→ **What the exercise asks**
Write out, word for word, only the data from its first line to the line containing "const dotsPos = [215, 405];".

→ **Data section**

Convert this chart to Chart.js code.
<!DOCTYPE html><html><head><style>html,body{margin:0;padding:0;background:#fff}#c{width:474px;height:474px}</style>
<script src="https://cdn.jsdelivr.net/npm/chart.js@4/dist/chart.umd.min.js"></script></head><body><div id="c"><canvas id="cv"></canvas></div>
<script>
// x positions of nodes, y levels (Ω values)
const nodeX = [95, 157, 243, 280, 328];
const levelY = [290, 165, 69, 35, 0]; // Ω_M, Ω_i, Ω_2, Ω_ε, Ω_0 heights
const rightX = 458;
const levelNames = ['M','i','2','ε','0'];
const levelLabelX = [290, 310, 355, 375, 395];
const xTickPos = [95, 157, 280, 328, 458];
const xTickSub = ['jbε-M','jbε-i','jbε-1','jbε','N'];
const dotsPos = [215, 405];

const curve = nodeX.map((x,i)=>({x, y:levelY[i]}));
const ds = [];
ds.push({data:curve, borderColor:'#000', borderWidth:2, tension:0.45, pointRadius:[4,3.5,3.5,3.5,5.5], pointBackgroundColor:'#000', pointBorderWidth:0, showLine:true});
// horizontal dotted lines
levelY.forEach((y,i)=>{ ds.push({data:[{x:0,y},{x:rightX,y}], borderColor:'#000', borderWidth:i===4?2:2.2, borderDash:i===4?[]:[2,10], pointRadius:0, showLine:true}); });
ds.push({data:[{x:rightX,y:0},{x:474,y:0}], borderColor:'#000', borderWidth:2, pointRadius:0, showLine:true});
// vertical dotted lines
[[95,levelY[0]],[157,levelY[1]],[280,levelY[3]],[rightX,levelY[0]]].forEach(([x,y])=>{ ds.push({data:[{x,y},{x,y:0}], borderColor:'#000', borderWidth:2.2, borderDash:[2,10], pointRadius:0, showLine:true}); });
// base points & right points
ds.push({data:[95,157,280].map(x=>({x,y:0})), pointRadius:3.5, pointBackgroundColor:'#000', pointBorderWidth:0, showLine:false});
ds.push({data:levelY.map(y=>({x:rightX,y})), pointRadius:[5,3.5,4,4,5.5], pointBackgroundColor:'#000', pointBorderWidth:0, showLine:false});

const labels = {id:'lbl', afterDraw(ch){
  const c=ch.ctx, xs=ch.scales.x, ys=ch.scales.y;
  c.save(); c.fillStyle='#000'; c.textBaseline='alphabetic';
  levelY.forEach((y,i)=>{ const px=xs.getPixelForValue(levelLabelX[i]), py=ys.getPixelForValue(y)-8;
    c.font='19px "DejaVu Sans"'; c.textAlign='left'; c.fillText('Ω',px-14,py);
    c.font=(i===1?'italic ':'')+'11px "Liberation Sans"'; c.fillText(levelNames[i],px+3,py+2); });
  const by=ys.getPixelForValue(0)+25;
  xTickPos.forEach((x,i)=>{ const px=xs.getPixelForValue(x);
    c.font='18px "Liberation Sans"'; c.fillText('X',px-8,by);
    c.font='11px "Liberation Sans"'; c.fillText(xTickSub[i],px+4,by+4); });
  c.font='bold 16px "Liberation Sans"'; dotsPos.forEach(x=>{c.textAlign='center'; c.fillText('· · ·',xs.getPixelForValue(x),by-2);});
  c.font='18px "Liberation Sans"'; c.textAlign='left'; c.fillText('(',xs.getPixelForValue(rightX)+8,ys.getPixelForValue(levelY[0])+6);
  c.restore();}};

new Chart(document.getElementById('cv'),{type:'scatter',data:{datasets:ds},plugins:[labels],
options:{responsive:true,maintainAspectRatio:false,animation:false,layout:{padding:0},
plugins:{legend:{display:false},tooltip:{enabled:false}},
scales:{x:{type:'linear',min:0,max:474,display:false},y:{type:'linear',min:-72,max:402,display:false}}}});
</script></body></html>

→ **Solution for this task**
Convert this chart to Chart.js code.
<!DOCTYPE html><html><head><style>html,body{margin:0;padding:0;background:#fff}#c{width:474px;height:474px}</style>
<script src="https://cdn.jsdelivr.net/npm/chart.js@4/dist/chart.umd.min.js"></script></head><body><div id="c"><canvas id="cv"></canvas></div>
<script>
// x positions of nodes, y levels (Ω values)
const nodeX = [95, 157, 243, 280, 328];
const levelY = [290, 165, 69, 35, 0]; // Ω_M, Ω_i, Ω_2, Ω_ε, Ω_0 heights
const rightX = 458;
const levelNames = ['M','i','2','ε','0'];
const levelLabelX = [290, 310, 355, 375, 395];
const xTickPos = [95, 157, 280, 328, 458];
const xTickSub = ['jbε-M','jbε-i','jbε-1','jbε','N'];
const dotsPos = [215, 405];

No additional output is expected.